The prophet's cross can only be carried by one who believes all he has prophesied, down to the last letter of the last word.
The authorities, finding they could not muzzle this outspoken man, tried to bribe him with wealth and position. Muhammed's reply was to warn them more strongly still of the coming wrath of Allah.
Thenceforth he was openly persecuted and he advised a number of his followers to seek refuge in Abyssinia, which they did. The vengeance of the Meccan authorities pursued them even there, and the Black Emperor was asked to deliver up the fugitives. Instead of complying, he called for their spokesman, one Jafar, and asked: "What is this religion by reason of which you have separated from your people ?"
And Jafar told how they had been formerly leading a semi-savage life, worshipping idols, eating carrion, and oppressing the weak. Then came Muhammed as the Prophet of Allah, bidding them be truly spiritual, devoted towards the One alone, truthful, charitable and moral. He ended by reciting some passages from the Qu'ran, which caused the Emperor to remark:
"Go! for by God, I will not suffer them to get at you. Go to thy dwellings and live and worship in thine own way, and none shall interfere with you"

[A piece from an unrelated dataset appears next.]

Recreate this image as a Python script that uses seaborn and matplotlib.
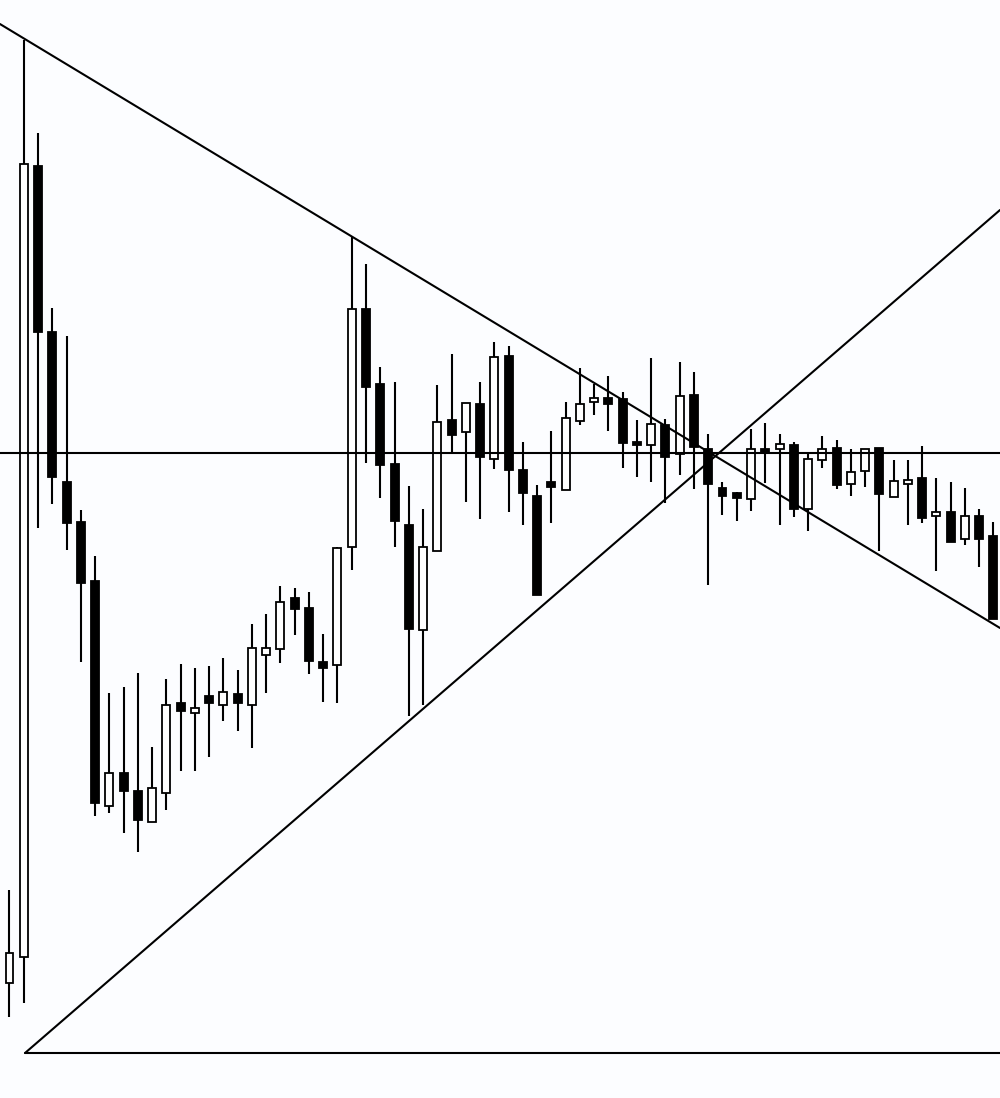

.........The Prophet secretly [made] his way across the desert to the city of Medina, where he had a great welcome and laid the foundation of the first mosque ever built. The day of his entry became the first day of the first year of the new Muslim calendar, the year 622 of the Christian calendar.

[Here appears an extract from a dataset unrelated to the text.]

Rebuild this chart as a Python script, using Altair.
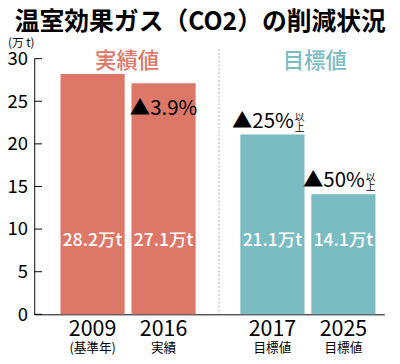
import altair as alt
import pandas as pd

FONT = "Noto Sans CJK JP"

years = ["2009", "2016", "2017", "2025"]
sublabels = ["(基準年)", "実績", "目標値", "目標値"]
groups = ["実績値", "実績値", "目標値", "目標値"]
values = [28.2, 27.1, 21.1, 14.1]
changes = ["", "▲3.9%", "▲25%", "▲50%"]
change_notes = ["", "", "以\n上", "以\n上"]
y_ticks = [0, 5, 10, 15, 20, 25, 30]
group_names = ["実績値", "目標値"]
group_colors = ["#DD7869", "#7ABCC2"]
title_text = "温室効果ガス（CO2）の削減状況"
unit_text = "(万 t)"

df = pd.DataFrame({
    "year": years, "sub": sublabels, "group": groups, "value": values,
    "change": changes, "note": change_notes,
})
df["label"] = [f"{v}万t" for v in values]

base = alt.Chart(df).transform_window(
    slot="row_number()", groupby=["group"], sort=[alt.SortField("year")]
)

yscale = alt.Scale(domain=[0, 30], nice=False, zero=True)
y_axis = alt.Axis(values=y_ticks, ticks=False, grid=False, labelFontSize=19, labelPadding=7,
                  labelColor="black", domainColor="black", title=None, labelFont=FONT)
x_enc = alt.X(
    "group:N",
    scale=alt.Scale(domain=group_names, paddingInner=0.2486, paddingOuter=0.0973, align=0.75),
    axis=alt.Axis(labels=False, ticks=False, title=None, domainColor="black", domainWidth=1),
)
xo = alt.XOffset("slot:O", scale=alt.Scale(paddingInner=0.0959, paddingOuter=0))
y_enc = alt.Y("value:Q", scale=yscale, axis=y_axis)
color_enc = alt.Color("group:N", scale=alt.Scale(domain=group_names, range=group_colors), legend=None)

bars = base.mark_bar().encode(x=x_enc, xOffset=xo, y=y_enc, color=color_enc)

xg = alt.X("group:N")
xs = alt.XOffset("slot:O")

value_labels = base.mark_text(color="white", fontSize=18, baseline="middle", font=FONT,
                              fontWeight=500).encode(
    x=xg, xOffset=xs, y=alt.value(188), text="label:N")

change_2016 = base.transform_filter(alt.datum.year == "2016").mark_text(
    fontSize=21, baseline="middle", color="black", font=FONT).encode(
    x=xg, xOffset=xs, y=alt.value(52), text="change:N")

targets = base.transform_filter(alt.FieldOneOfPredicate(field="year", oneOf=["2017", "2025"]))

change_target = targets.mark_text(
    fontSize=21, baseline="alphabetic", align="right", dx=22, dy=-7, color="black", font=FONT).encode(
    x=xg, xOffset=xs, y=alt.Y("value:Q", scale=yscale, axis=y_axis), text="change:N")

change_note = targets.mark_text(
    fontSize=10, baseline="bottom", align="left", dx=23, dy=-12, lineBreak="\n", lineHeight=10,
    color="black", font=FONT).encode(
    x=xg, xOffset=xs, y=alt.Y("value:Q", scale=yscale, axis=y_axis), text="note:N")

year_labels = base.mark_text(fontSize=22, baseline="middle", color="black", font=FONT).encode(
    x=xg, xOffset=xs, y=alt.value(278), text="year:N")

sub_labels = base.mark_text(fontSize=13, baseline="middle", color="black", font=FONT).encode(
    x=xg, xOffset=xs, y=alt.value(298), text="sub:N")

header_left = base.transform_filter(alt.datum.year == "2009").mark_text(
    fontSize=22, baseline="middle", dx=-1, font=FONT, fontWeight=500).encode(
    x=xg, y=alt.value(3), text="group:N", color=color_enc)
header_right = base.transform_filter(alt.datum.year == "2017").mark_text(
    fontSize=22, baseline="middle", dx=7, font=FONT, fontWeight=500).encode(
    x=xg, y=alt.value(3), text="group:N", color=color_enc)

tick_rules = alt.Chart(pd.DataFrame({"value": y_ticks})).mark_rule(color="black", strokeWidth=1).encode(
    y=alt.Y("value:Q", scale=yscale, axis=y_axis), x=alt.value(0), x2=alt.value(8))

one = pd.DataFrame({"a": [0]})
separator = alt.Chart(one).mark_rule(color="#aaaaaa", strokeDash=[2, 2], strokeWidth=1).encode(
    x=alt.value(190), y=alt.value(-10), y2=alt.value(263))

title = alt.Chart(one).mark_text(fontSize=25.5, align="left", baseline="middle", color="black",
                                 font=FONT, fontWeight=600).encode(
    x=alt.value(-20), y=alt.value(-37), text=alt.value(title_text))
unit = alt.Chart(one).mark_text(fontSize=12, align="left", baseline="middle", color="black", font=FONT).encode(
    x=alt.value(-27), y=alt.value(-16), text=alt.value(unit_text))

chart = alt.layer(
    bars, separator, tick_rules, value_labels, change_2016, change_target, change_note,
    year_labels, sub_labels, header_left, header_right, title, unit,
).properties(
    width=360, height=263, autosize="none",
    padding={"left": 27, "top": 47, "right": 8, "bottom": 46},
).configure_view(stroke=None)

chart.save("out.html", embed_options={"renderer": "svg", "actions": False})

That was the turning point in Islam's fortunes.
The Meccans declared war upon the inhabitants of Medina.
A small force led by Muhammed left the latter town and encountered the enemy, completely defeating them. The victors marched on and fought a further battle, which ended indecisively. Still more battles occurred resulting in a strengthening of Muhammed's position. He sent envoys with letters to the King of Greece, the Emperor of Abyssinia, the King of Persia, and the King of Egypt, informing them of the Prophet's mission and message, and inviting them to embrace the religion of Islam.
Seven years after his flight from Mecca, Muhammed set out with his army to return to the city. Because he did not wish to shed blood unnecessarily, he made his followers pile their weapons eight miles away from the city and enter as peaceful men. They were permitted to make their visit and to leave again unmolested. But, not long after the Meccans assisted some tribesmen to massacre Muslims who sought sanctuary in their temple, and Muhammed was compelled to lead his army eastwards to Mecca once again. He took the city, broke up the stone images, peacefully converted the inhabitants, and set up his government there.
Islam now spread all over Arabia, bringing the wild tribes to sit at his feet and learn a higher faith. Muhammed gave his last address to his followers from the back of his camel on the hill of Arafa.
"I leave the book, the Qu'ran, for you," he told them, in his customary, slow, deliberate manner, "hold fast to it, or you shall go astray. For this is probably my last pilgrimage. Do not adopt your pre-Islamic habits and begin to rush at each other's throats after I go; for one day you will have to face Allah, who shall require you to answer for your sins." He reminded them that the Prophet was one like them, a man, though a messenger of Allah, and warned them not to worship mere graves.
On an afternoon soon after, he returned to the great unknown whence he had come; his last words being:
"There is now none so great a friend as He".
This happened in 632 of our era and in the 61st year of Muhammed's life.